The await point will be de-sugared to the following structure by lower_expr_await:

// pseudo-rust code
match ::std::future::IntoFuture::into_future(<expr>) {
    mut __awaitee => loop {
        match unsafe { ::std::future::Future::poll(
            <::std::pin::Pin>::new_unchecked(&mut __awaitee),
            ::std::future::get_context(task_context),
        ) } {
            ::std::task::Poll::Ready(result) => break result,
            ::std::task::Poll::Pending => {}
        }
        task_context = yield ();
    }
}

In the de-sugared pseudo code, there is a loop that continuously checks if the state of the generator is ready.

Since there must be somebody that does the chores async runtime comes into play. Rust intentionally separates the async syntax with runtime implementation to provide more choices. In this case, the de-sugared code is executed by an executor provided by Tokio.

Solve the Problem

With background knowledge equipped, let’s take another look at the implementation of the method:

fn generate(&self) -> Vec<i32> {
    futures::executor::block_on(async {
        self.generate_async().await
    })
}

We know that it must be Tokio’s executor who calls the generate function. Then, who is responsible for polling the future self.generate_async().await inside the block_on function? Initially, I thought that futures::executor::block_on would have an internal runtime responsible for polling generate_async, so I check the code to see how the function is implemented. (mainly into the method for futures_executor::local_pool::run_executor).

fn run_executor<T, F: FnMut(&mut Context<'_>) -> Poll<T>>(mut f: F) -> T {
    let _enter = enter().expect(
        "cannot execute `LocalPool` executor from within \
         another executor",
    );

    CURRENT_THREAD_NOTIFY.with(|thread_notify| {
        let waker = waker_ref(thread_notify);
        let mut cx = Context::from_waker(&waker);
        loop {
            if let Poll::Ready(t) = f(&mut cx) {
                return t;
            }

            // Wait for a wakeup.
            while !thread_notify.unparked.swap(false, Ordering::Acquire) {
                // No wakeup occurred. It may occur now, right before parking,
                // but in that case the token made available by `unpark()`
                // is guaranteed to still be available and `park()` is a no-op.
                thread::park();
            }
        }
    })
}

Upon the first glance of the code snippet, I immediately sensed that something was wrong. Although this method is named run_executor, there doesn’t seem to have any spawn invocation within it. Instead, it continuously loops within the current thread, checking whether the future submitted by user is ready!

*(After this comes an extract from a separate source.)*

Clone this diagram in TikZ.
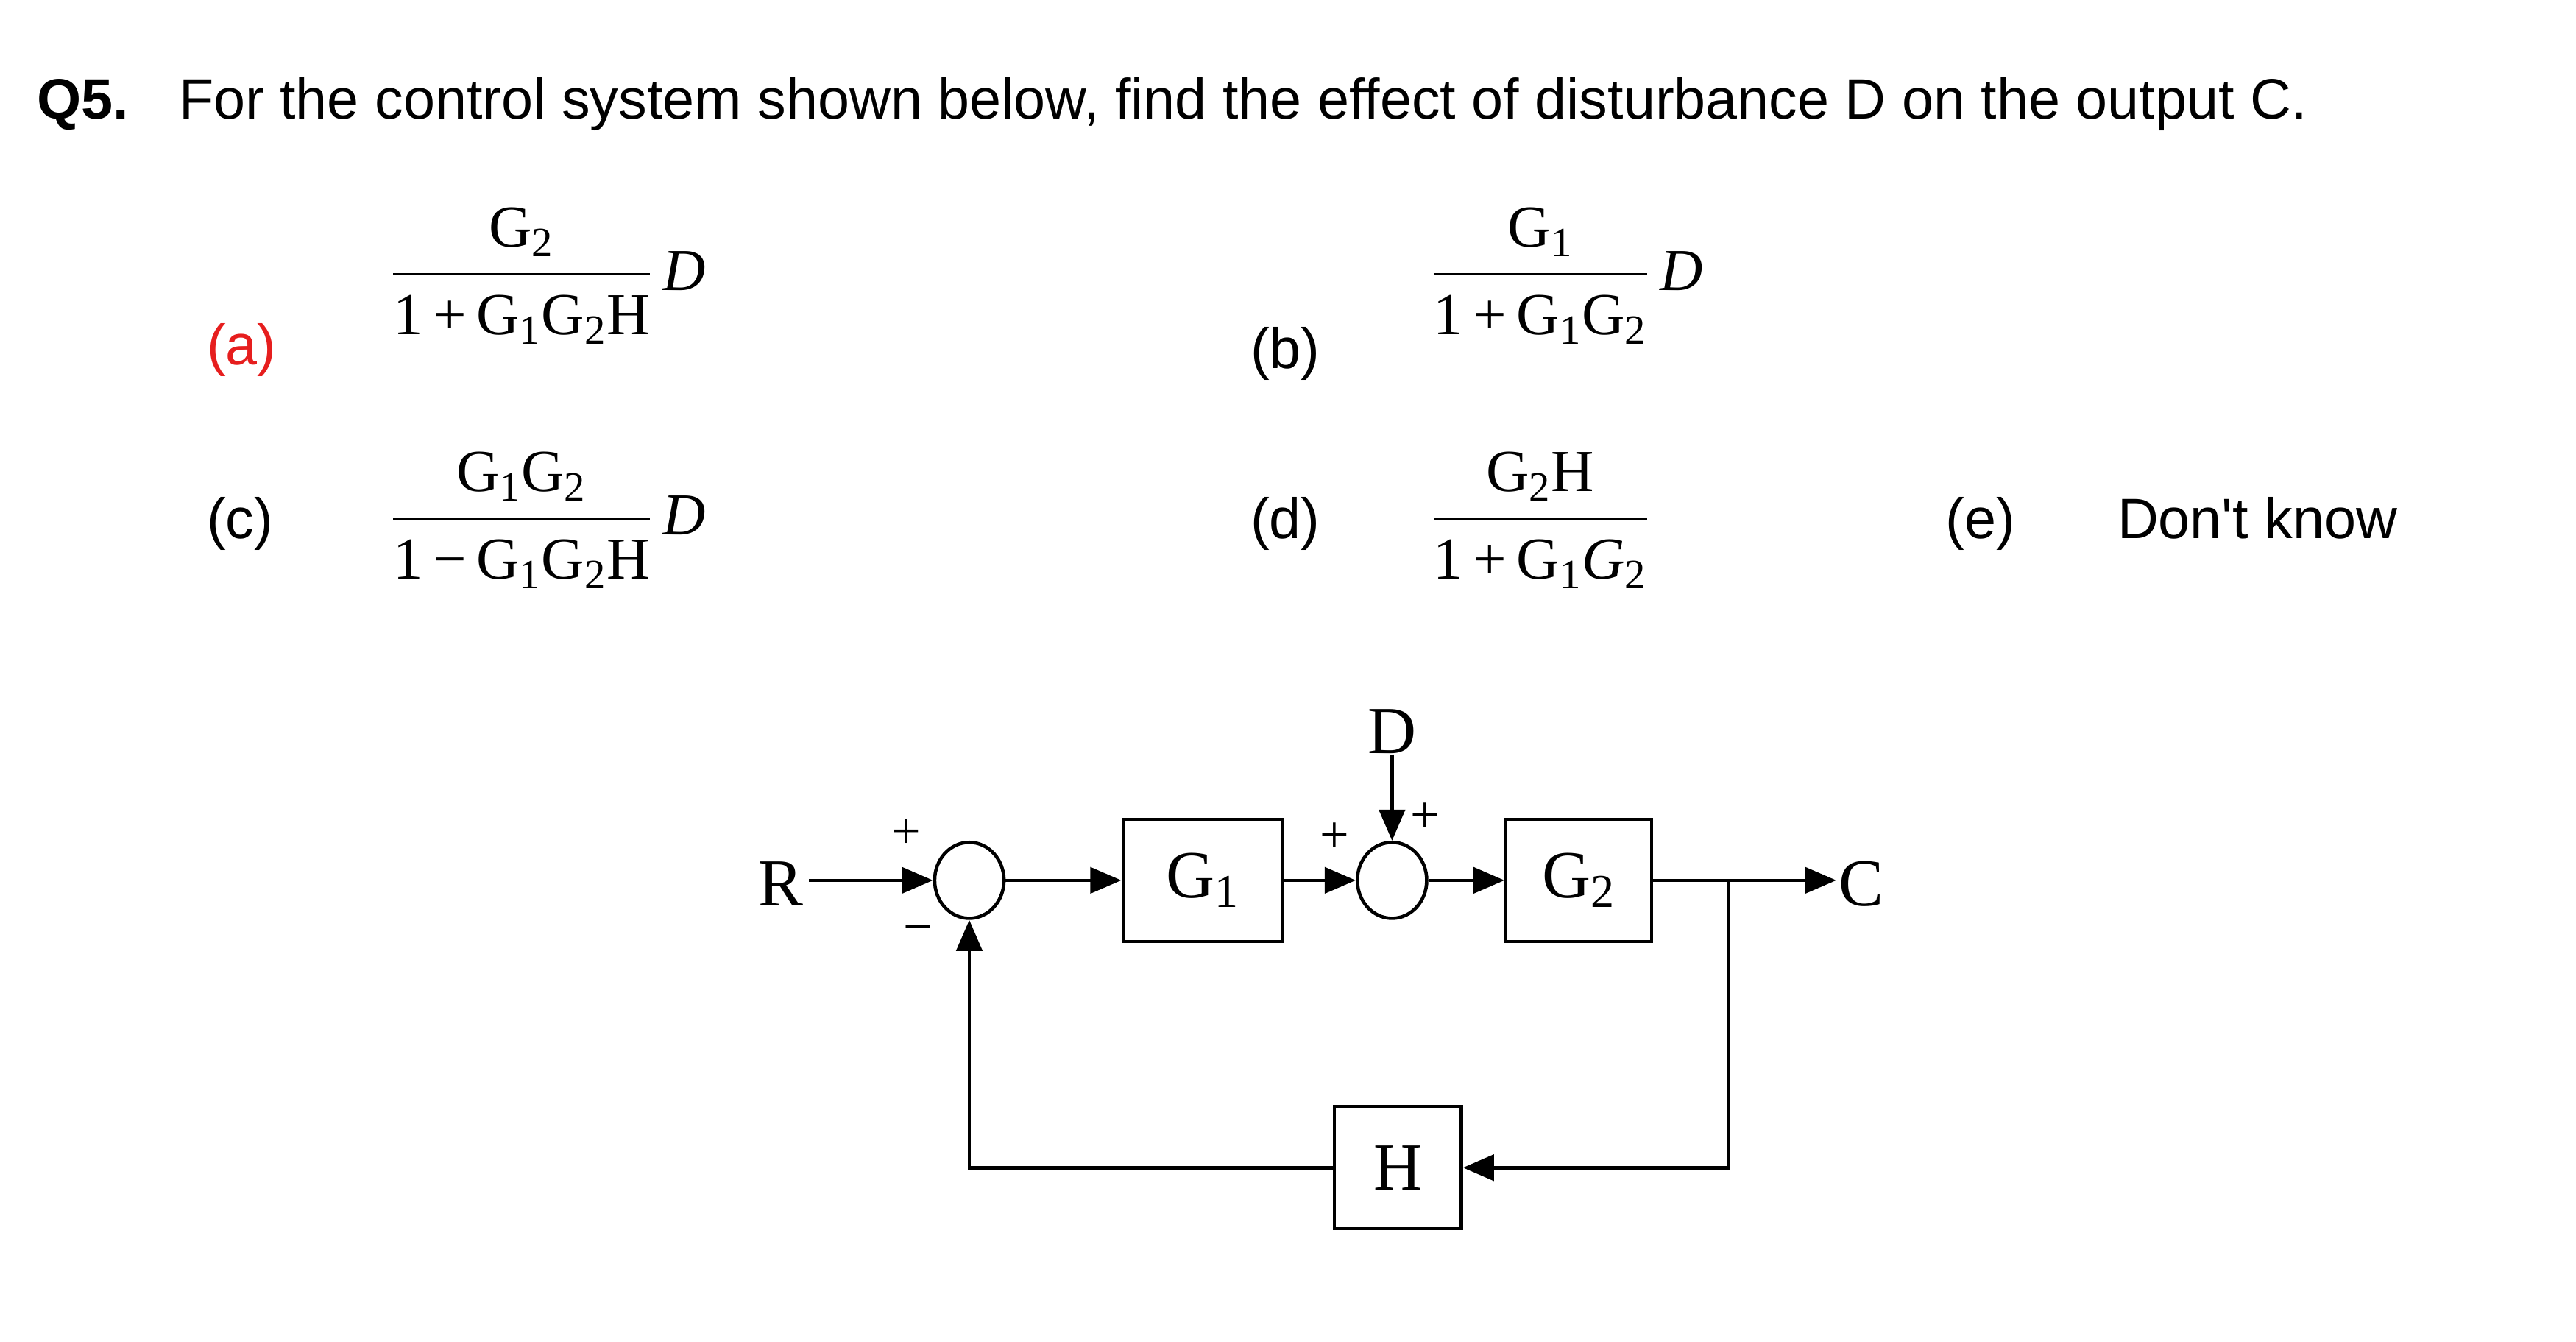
\documentclass[tikz,border=0pt]{standalone}
\usepackage{amsmath}
\usepackage{fontspec}
\setmainfont{Liberation Serif}
\newfontfamily\arialf{Liberation Sans}
\usetikzlibrary{arrows.meta,shapes.geometric}
\definecolor{ansred}{RGB}{230,30,30}
\begin{document}
\begin{tikzpicture}[x=0.022436cm,y=-0.022436cm,
  q/.style={font=\arialf\fontsize{22}{26}\selectfont, inner sep=0, anchor=base west},
  fr/.style={font=\fontsize{23}{27}\selectfont, inner sep=0},
  blk/.style={draw, line width=1.2pt, minimum width=#1, inner sep=0},
  sumc/.style={draw, line width=1.3pt, ellipse, minimum width=42*0.022436cm, minimum height=46*0.022436cm, inner sep=0},
  lab/.style={font=\fontsize{26}{29}\selectfont, inner sep=0},
  sg/.style={font=\fontsize{20}{23}\selectfont, inner sep=0},
  ar/.style={line width=1.3pt, -{Triangle[length=12pt,width=10pt]}},
  ln/.style={line width=1.3pt}]
\useasboundingbox (0,0) rectangle (1560,812.5);
\node[q] (qn) at (22,72) {\textbf{Q5.}};
\node[q] (qt) at (108,72) {For the control system shown below, find the effect of disturbance D on the output C.};
% options
\node[q, text=ansred] (la) at (125,221) {(a)};
\node[fr, anchor=west] (fa) at (236,167) {$\dfrac{\text{G\textsubscript{2}}}{\text{1\,+\,G\textsubscript{1}G\textsubscript{2}H}}$\,\textit{D}};
\node[q] (lb) at (757,223) {(b)};
\node[fr, anchor=west] (fb) at (866,167) {$\dfrac{\text{G\textsubscript{1}}}{\text{1\,+\,G\textsubscript{1}G\textsubscript{2}}}$\,\textit{D}};
\node[q] (lc) at (125,326) {(c)};
\node[fr, anchor=west] (fc) at (236,315) {$\dfrac{\text{G\textsubscript{1}G\textsubscript{2}}}{\text{1\,\textminus\,G\textsubscript{1}G\textsubscript{2}H}}$\,\textit{D}};
\node[q] (ld) at (757,326) {(d)};
\node[fr, anchor=west] (fd) at (866,315) {$\dfrac{\text{G\textsubscript{2}H}}{\text{1\,+\,G\textsubscript{1}\textit{G}\textsubscript{2}}}$};
\node[q] (le) at (1178,326) {(e)};
\node[q] (lf) at (1282,326) {Don't know};
% diagram
\node[lab] (R) at (473,535) {R};
\node[sumc] (s1) at (587,533) {};
\node[blk=97*0.022436cm, minimum height=74*0.022436cm, lab] (G1) at (728.5,533) {G\textsubscript{1}};
\node[sumc] (s2) at (843,533) {};
\node[blk=88*0.022436cm, minimum height=74*0.022436cm, lab] (G2) at (956,533) {G\textsubscript{2}};
\node[blk=77*0.022436cm, minimum height=74*0.022436cm, lab] (H) at (846.5,707) {H};
\node[lab] (C) at (1127,535) {C};
\node[lab] (D) at (843,443) {D};
\coordinate (br) at (1047,533);
\coordinate (fbr) at (1047,707);
\coordinate (fbl) at (587,707);
\coordinate (rs) at (490,533);
\coordinate (ce) at (1112,533);
\draw[ar] (rs) -- (s1.west);
\draw[ar] (s1.east) -- (G1.west);
\draw[ar] (G1.east) -- (s2.west);
\draw[ar] (s2.east) -- (G2.west);
\draw[ar] (G2.east) -- (ce);
\draw[ar] (D.south) -- (s2.north);
\draw[ar] (br) -- (fbr) -- (H.east);
\draw[ar] (H.west) -- (fbl) -- (s1.south);
\node[sg] (p1) at (549,505) {+};
\node[sg] (m1) at (556,566) {\textminus};
\node[sg] (p2) at (808,507) {+};
\node[sg] (p3) at (863,495) {+};
\end{tikzpicture}
\end{document}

This means that when the Tokio runtime thread reaches this point, it immediately parks itself until the user’s future is ready and unparks it. On the other hand, the user’s future is executed by the same thread, which is still parking, then a deadlock is caused.

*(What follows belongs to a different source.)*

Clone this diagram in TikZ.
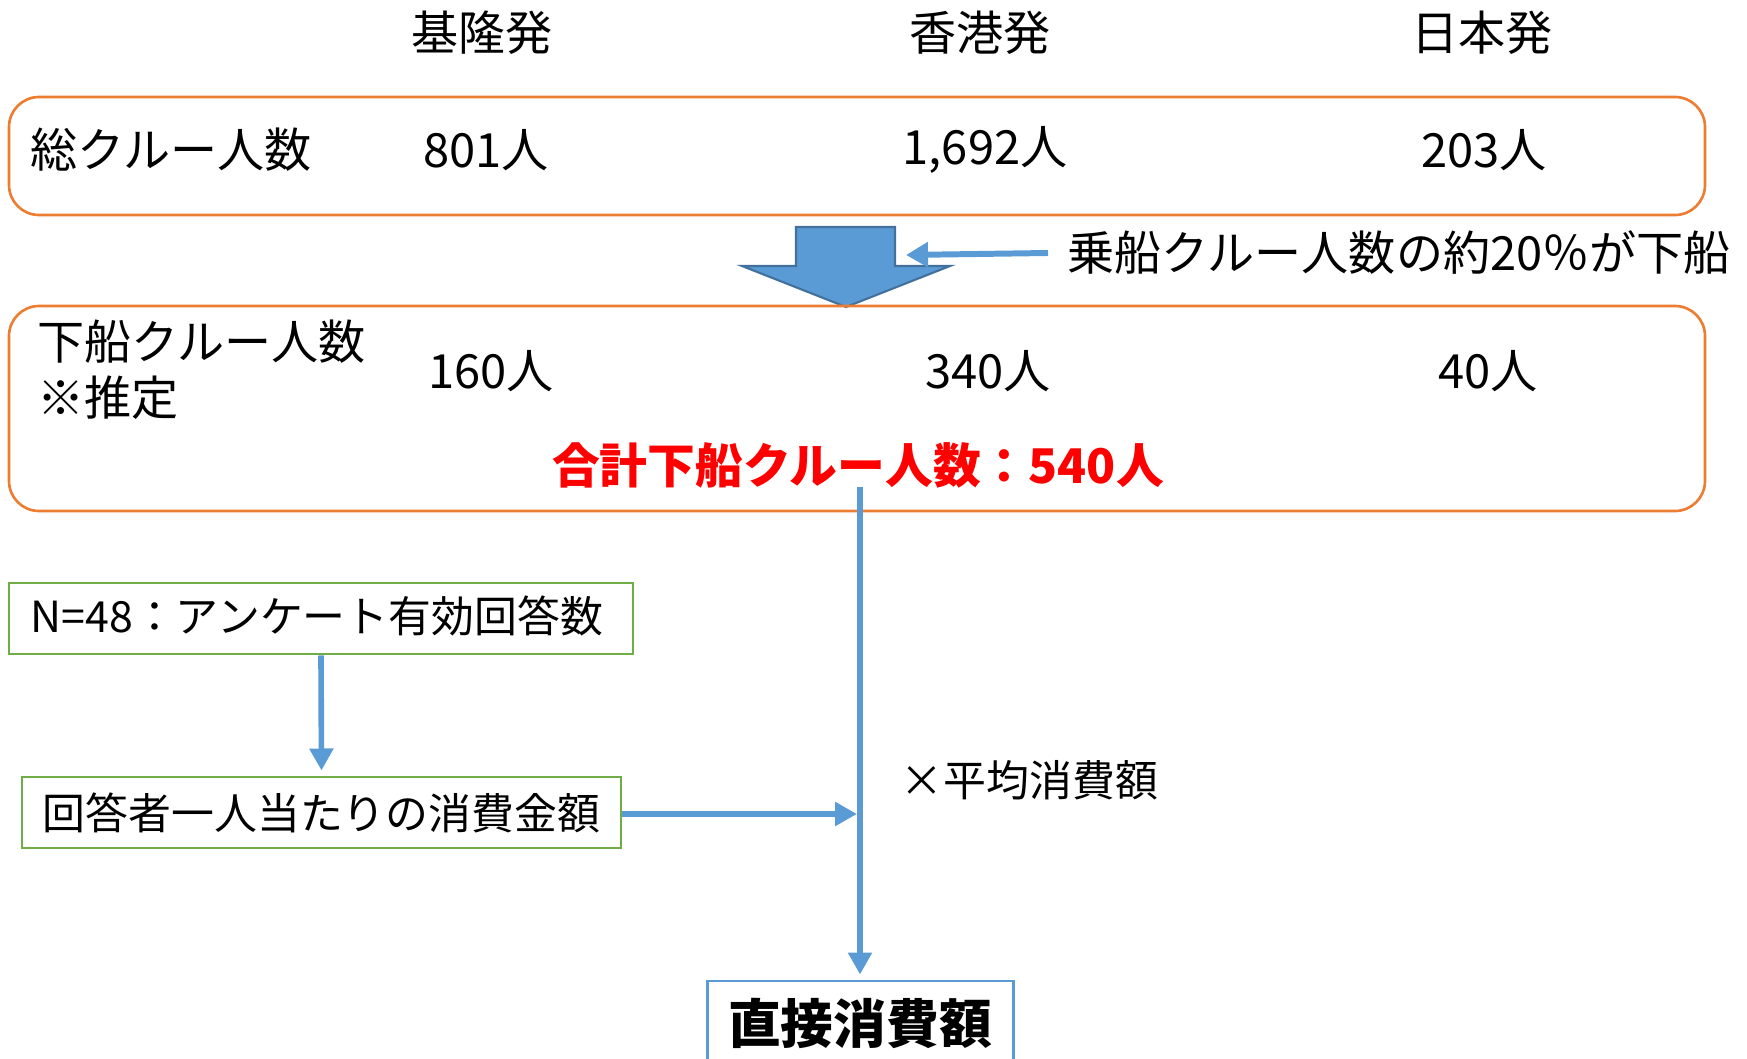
\documentclass[tikz,border=0pt]{standalone}
\usepackage{fontspec}
\setmainfont{Noto Sans CJK JP}
\usetikzlibrary{arrows.meta}
\definecolor{orng}{HTML}{ED7D31}
\definecolor{bl}{HTML}{5B9BD5}
\definecolor{dbl}{HTML}{41719C}
\definecolor{grn}{HTML}{70AD47}
\definecolor{rd}{HTML}{FF0000}
\tikzset{
  txt/.style={inner sep=0pt, font=\fontsize{13.4}{16}\selectfont},
  stxt/.style={inner sep=0pt, font=\fontsize{12.2}{15}\selectfont},
  orbox/.style={draw=orng, line width=0.75pt, rounded corners=3mm, inner sep=0pt},
  grbox/.style={draw=grn, line width=0.85pt, inner sep=0pt},
  blbox/.style={draw=bl, line width=0.85pt, inner sep=0pt},
  conn/.style={draw=bl, line width=1.6pt, -{Triangle[length=2.2mm,width=2.3mm]}},
}
\begin{document}
\begin{tikzpicture}[x=0.1mm,y=-0.1mm]
\useasboundingbox (0,0) rectangle (1747,1059);
\clip (0,0) rectangle (1747,1059);
% headers
\node[txt] (h1) at (482,33) {基隆発};
\node[txt] (h2) at (980,33) {香港発};
\node[txt] (h3) at (1482,33) {日本発};
% top box
\node[orbox, minimum width=169.6mm, minimum height=11.8mm] (box1) at (857,156) {};
\node[txt, anchor=west] (l1) at (30,150) {総クルー人数};
\node[txt] (n11) at (486,150) {801人};
\node[txt] (n12) at (985,150) {1,692人};
\node[txt] (n13) at (1484,150) {203人};
% block arrow
\draw[fill=bl, draw=dbl, line width=0.6pt, line join=miter]
  (796,227) -- (895,227) -- (895,266) -- (950,266) -- (846,307) -- (742,266) -- (796,266) -- cycle;
\node[txt, anchor=west] (note) at (1067,253) {乗船クルー人数の約20％が下船};
\coordinate (notestart) at (1048,253);
\coordinate (noteend) at (906,255);
\draw[draw=bl, line width=1.7pt, -{Triangle[length=2.2mm,width=2.4mm]}] (notestart) -- (noteend);
% second box
\node[orbox, minimum width=169.6mm, minimum height=20.5mm] (box2) at (857,408.5) {};
\node[txt, anchor=west] (l2a) at (37,342) {下船クルー人数};
\node[txt, anchor=west] (l2b) at (37,398) {※推定};
\node[txt] (n21) at (491,371) {160人};
\node[txt] (n22) at (988,371) {340人};
\node[txt] (n23) at (1488,371) {40人};
\node[inner sep=0pt, font=\fontsize{13.6}{16}\selectfont\bfseries, text=rd] (tot) at (858,465) {合計下船クルー人数：540人};
% green boxes
\node[grbox, minimum width=62.4mm, minimum height=7.1mm] (g1) at (321,618.5) {};
\node[stxt, anchor=west] (g1t) at (30,616) {N=48：アンケート有効回答数};
\node[grbox, minimum width=59.9mm, minimum height=7.1mm, stxt] (g2) at (321.5,812.5) {回答者一人当たりの消費金額};
% bottom box
\node[blbox, minimum width=30.6mm, minimum height=8.4mm, font=\fontsize{15}{18}\selectfont\bfseries] (res) at (860,1023) {直接消費額};
% connectors
\coordinate (vtop) at (860,487);
\coordinate (vjoin) at (857,814);
\draw[conn, shorten >=0.5mm] (vtop) -- (vtop |- res.north);
\draw[conn] (g1.south) -- ([yshift=0.5mm]g2.north);
\draw[conn] (g2.east |- vjoin) -- (vjoin);
\node[stxt, anchor=west] (avg) at (900,780) {×平均消費額};
\end{tikzpicture}
\end{document}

The above explanation sounds reasonable, Let’s verify it now. Since we can’t block in the current runtime thread, let’s use another runtime to block for the result:

impl Sequencer for PlainSequencer {
    fn generate(&self) -> Vec<i32> {
        let bound = self.bound;
        futures::executor::block_on(async move {
            RUNTIME.spawn(async move {
                let mut res = vec![];
                for i in 0..bound {
                    res.push(i);
                    tokio::time::sleep(Duration::from_millis(100)).await;
                }
                res
            }).await.unwrap()
        })
    }
}

It works.

cargo test --color=always --package tokio-demo --bin tt tests::test_sync_method --no-fail-fast -- --format=json --exact -Z unstable-options --show-output
    Finished test [unoptimized + debuginfo] target(s) in 0.04s
     Running unittests src/common/tt.rs (target/debug/deps/tt-adb10abca6625c07)
vec: [0, 1, 2]

It is worth noting that in futures::executor::block_on, an additional RUNTIME is used to spawn the asynchronous code. The reason for this is as mentioned earlier, the asynchronous task requires an executor to drive its state changes. If we remove the RUNTIME, instead we spawn a new thread for futures::executor::block_on, the deadlock problem is solved, but the tokio::time::sleep method call will complain “no reactor is running” since Tokio functionalities require a runtime:

called `Result::unwrap()` on an `Err` value: Any { .. }
thread '<unnamed>' panicked at 'there is no reactor running, must be called from the context of a Tokio 1.x runtime',
...

Difference between `tokio::main` and `tokio::test`

After examining the underlying cause of the issue, it becomes evident why tokio::main does not hang whereas tokio::test does - they employ different runtimes. Specifically, tokio::main operates on a multi-threaded runtime, while tokio::test operates on a single-threaded runtime. Under a single-threaded runtime, when the present thread is blocked by futures::executor::block_on, the asynchronous code submitted by users is unable to execute, leading to deadlock as previously mentioned.

Best practice

Based on the above analysis and Rust’s generator-based cooperative asynchronous characteristics, we can summarize some tips when bridging asynchronous and synchronous code in Rust:

Combining asynchronous code with synchronous code that can cause blocking is never a wise choice.
When calling asynchronous code from a synchronous context, use futures::executor::block_on and spawn the async code to a dedicated runtime, because the former will block the current thread.
On the other hand, if you have to call blocking synchronous code from an asynchronous context, it is recommended to use tokio::task::spawn_blocking to execute the code on a dedicated executor that handles blocking operations.